--- Items listed in a dataset ---

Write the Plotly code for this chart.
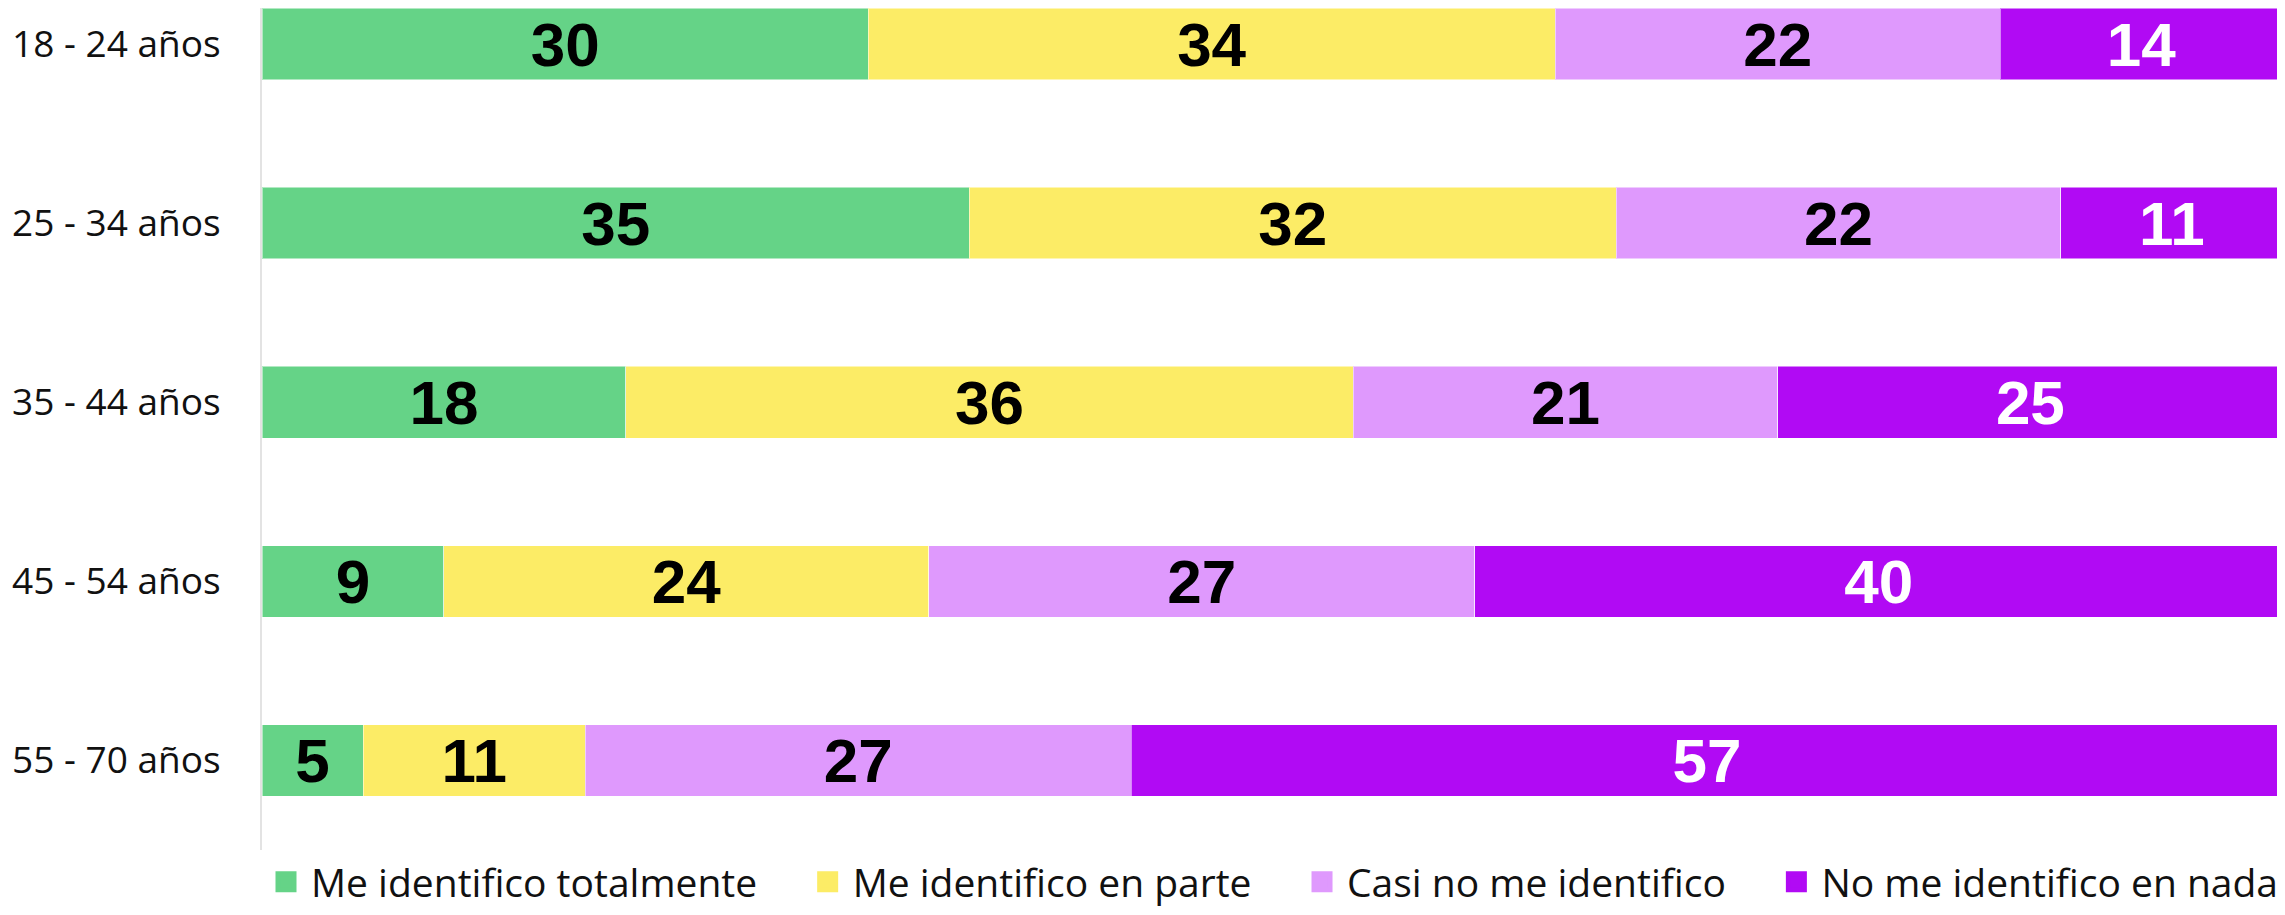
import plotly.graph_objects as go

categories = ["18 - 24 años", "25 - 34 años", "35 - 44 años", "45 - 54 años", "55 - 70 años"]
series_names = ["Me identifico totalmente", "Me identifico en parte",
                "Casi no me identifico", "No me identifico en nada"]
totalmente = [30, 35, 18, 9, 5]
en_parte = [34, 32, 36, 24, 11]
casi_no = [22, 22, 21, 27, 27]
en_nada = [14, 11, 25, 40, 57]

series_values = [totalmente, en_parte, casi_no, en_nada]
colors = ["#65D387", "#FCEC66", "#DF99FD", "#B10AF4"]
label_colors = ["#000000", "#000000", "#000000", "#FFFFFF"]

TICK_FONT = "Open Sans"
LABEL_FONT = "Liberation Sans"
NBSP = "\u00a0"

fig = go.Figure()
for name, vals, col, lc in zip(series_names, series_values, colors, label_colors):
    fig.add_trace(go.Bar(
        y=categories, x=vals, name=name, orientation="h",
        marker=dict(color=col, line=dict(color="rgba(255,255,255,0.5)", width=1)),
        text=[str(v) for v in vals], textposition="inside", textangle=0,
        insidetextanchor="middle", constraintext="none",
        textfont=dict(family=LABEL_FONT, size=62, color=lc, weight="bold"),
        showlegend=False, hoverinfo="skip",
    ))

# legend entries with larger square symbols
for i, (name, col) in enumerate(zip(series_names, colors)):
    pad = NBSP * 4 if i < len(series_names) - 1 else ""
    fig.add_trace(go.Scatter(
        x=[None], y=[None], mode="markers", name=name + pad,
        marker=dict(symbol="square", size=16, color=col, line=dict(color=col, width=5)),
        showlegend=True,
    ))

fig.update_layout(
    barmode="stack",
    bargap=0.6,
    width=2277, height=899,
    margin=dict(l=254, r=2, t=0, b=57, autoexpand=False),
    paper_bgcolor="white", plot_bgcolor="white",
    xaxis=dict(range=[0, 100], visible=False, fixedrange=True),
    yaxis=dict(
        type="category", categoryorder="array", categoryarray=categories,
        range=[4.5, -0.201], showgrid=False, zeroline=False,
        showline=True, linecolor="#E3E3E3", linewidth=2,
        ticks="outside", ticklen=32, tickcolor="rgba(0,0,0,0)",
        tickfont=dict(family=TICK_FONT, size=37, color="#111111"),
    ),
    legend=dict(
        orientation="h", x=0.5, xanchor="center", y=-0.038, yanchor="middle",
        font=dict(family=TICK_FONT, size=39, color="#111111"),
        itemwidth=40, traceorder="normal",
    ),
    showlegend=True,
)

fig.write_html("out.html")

---

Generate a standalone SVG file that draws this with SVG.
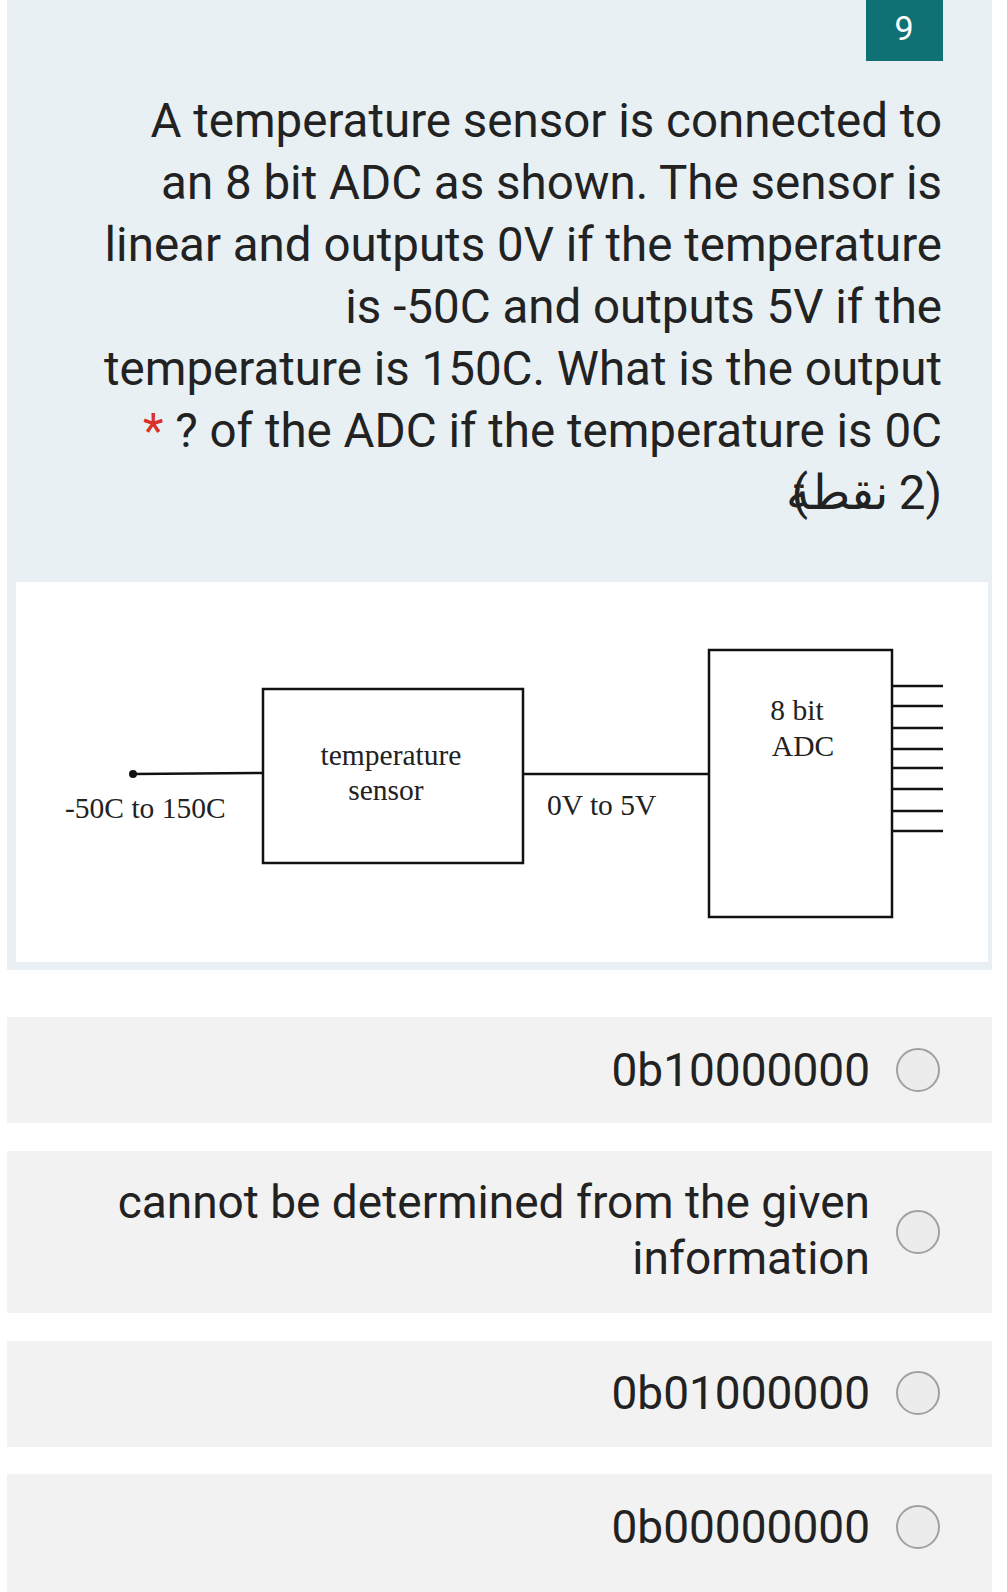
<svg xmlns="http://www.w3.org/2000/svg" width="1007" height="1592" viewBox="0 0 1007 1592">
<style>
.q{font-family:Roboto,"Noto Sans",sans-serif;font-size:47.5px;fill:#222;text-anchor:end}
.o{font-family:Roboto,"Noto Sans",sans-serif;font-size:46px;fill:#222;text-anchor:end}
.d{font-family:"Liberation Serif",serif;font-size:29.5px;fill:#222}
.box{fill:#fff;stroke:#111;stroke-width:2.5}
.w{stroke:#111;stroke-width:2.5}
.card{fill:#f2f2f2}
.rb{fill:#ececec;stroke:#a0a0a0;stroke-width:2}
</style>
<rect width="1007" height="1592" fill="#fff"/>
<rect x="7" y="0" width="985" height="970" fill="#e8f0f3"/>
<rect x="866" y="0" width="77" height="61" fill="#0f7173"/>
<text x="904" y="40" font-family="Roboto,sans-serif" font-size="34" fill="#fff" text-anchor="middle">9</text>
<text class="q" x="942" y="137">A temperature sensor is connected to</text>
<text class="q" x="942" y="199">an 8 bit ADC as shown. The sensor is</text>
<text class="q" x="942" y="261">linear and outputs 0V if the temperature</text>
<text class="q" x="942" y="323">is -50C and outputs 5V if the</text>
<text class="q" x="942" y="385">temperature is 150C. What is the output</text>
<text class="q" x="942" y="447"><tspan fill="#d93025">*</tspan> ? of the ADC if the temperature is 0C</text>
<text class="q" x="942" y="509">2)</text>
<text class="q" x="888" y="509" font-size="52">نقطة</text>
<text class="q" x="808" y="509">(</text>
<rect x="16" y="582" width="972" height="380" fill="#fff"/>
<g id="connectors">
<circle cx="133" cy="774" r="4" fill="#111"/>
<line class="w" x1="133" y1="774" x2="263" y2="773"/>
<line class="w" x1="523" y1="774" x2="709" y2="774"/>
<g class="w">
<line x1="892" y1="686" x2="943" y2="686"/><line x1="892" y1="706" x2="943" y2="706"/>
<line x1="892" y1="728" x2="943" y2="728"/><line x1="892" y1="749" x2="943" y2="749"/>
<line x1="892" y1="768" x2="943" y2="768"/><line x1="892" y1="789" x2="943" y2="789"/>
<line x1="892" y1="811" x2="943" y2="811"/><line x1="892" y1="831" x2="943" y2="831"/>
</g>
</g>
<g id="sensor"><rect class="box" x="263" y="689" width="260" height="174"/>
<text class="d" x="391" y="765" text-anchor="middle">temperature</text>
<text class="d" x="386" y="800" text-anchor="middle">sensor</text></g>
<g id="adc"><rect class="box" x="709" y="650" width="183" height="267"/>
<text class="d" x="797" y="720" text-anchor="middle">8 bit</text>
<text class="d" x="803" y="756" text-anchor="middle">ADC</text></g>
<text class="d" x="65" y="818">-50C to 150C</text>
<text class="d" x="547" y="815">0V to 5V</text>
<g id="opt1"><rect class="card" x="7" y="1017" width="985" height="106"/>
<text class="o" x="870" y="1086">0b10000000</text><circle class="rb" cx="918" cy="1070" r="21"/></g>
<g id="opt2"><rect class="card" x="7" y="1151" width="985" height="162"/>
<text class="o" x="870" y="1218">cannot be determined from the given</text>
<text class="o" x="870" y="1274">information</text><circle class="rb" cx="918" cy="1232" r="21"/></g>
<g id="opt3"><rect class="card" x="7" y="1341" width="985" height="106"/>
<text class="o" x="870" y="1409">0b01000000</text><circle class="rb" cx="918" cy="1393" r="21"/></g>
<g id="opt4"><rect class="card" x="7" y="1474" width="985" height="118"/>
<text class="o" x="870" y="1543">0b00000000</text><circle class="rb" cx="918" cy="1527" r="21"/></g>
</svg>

...

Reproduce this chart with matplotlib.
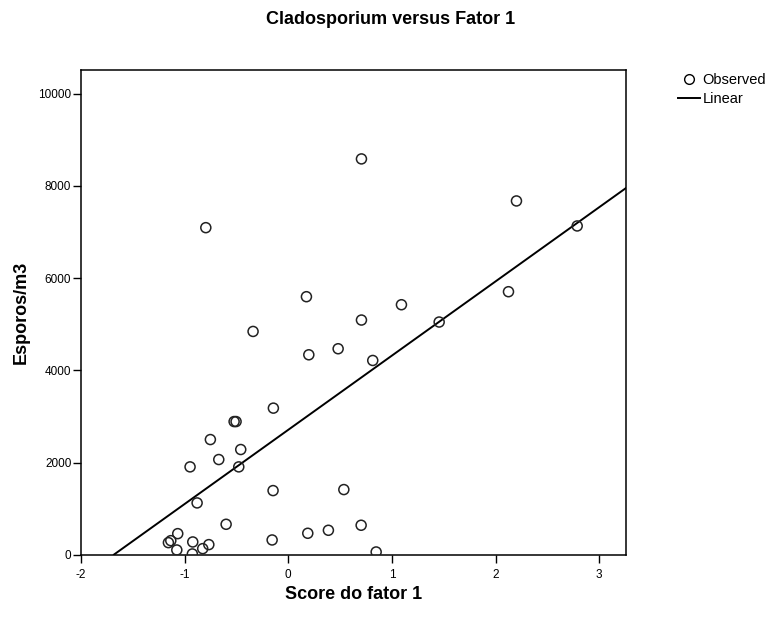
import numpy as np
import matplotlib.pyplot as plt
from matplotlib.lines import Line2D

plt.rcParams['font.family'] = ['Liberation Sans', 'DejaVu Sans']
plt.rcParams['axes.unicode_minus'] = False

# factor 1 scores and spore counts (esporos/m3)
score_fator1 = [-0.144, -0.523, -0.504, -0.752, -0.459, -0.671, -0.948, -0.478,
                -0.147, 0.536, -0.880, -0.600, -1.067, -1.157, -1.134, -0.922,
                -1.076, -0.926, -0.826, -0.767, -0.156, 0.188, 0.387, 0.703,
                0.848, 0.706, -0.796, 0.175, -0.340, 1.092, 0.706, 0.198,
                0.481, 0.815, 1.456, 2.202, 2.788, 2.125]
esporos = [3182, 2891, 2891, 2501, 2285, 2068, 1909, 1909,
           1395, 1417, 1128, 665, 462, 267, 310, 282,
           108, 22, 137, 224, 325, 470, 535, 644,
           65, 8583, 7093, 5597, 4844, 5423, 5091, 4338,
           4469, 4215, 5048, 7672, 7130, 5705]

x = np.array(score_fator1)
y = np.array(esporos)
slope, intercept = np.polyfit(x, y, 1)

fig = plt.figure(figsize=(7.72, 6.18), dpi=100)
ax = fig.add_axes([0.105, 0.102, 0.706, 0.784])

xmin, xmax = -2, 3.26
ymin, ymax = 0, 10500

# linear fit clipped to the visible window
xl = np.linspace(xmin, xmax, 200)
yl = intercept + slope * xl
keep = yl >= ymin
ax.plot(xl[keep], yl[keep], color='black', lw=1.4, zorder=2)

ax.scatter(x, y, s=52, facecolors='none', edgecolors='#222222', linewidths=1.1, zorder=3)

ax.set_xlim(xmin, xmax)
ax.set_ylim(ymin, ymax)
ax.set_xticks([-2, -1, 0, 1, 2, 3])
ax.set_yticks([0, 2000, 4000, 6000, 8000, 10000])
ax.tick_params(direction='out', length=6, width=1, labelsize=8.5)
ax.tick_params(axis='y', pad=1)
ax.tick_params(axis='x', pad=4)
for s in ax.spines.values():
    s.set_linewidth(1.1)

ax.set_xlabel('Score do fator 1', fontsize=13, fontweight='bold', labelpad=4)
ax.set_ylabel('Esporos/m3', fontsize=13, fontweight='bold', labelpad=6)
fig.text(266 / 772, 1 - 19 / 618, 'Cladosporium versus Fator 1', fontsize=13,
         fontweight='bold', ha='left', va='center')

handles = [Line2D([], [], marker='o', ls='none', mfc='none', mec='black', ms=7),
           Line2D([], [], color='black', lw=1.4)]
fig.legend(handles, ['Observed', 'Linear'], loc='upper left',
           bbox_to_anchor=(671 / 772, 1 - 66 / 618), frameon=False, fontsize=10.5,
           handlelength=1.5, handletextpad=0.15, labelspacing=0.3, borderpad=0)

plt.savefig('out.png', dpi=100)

--- AIM ---
Reproduce the lines above starting at the one with "Write the Plotly code for this chart." and ending at the one with "en_nada = [14, 11, 25, 40, 57]", both included, exactly and with no pictures.

--- THE SOLUTION ---
Write the Plotly code for this chart.
import plotly.graph_objects as go

categories = ["18 - 24 años", "25 - 34 años", "35 - 44 años", "45 - 54 años", "55 - 70 años"]
series_names = ["Me identifico totalmente", "Me identifico en parte",
                "Casi no me identifico", "No me identifico en nada"]
totalmente = [30, 35, 18, 9, 5]
en_parte = [34, 32, 36, 24, 11]
casi_no = [22, 22, 21, 27, 27]
en_nada = [14, 11, 25, 40, 57]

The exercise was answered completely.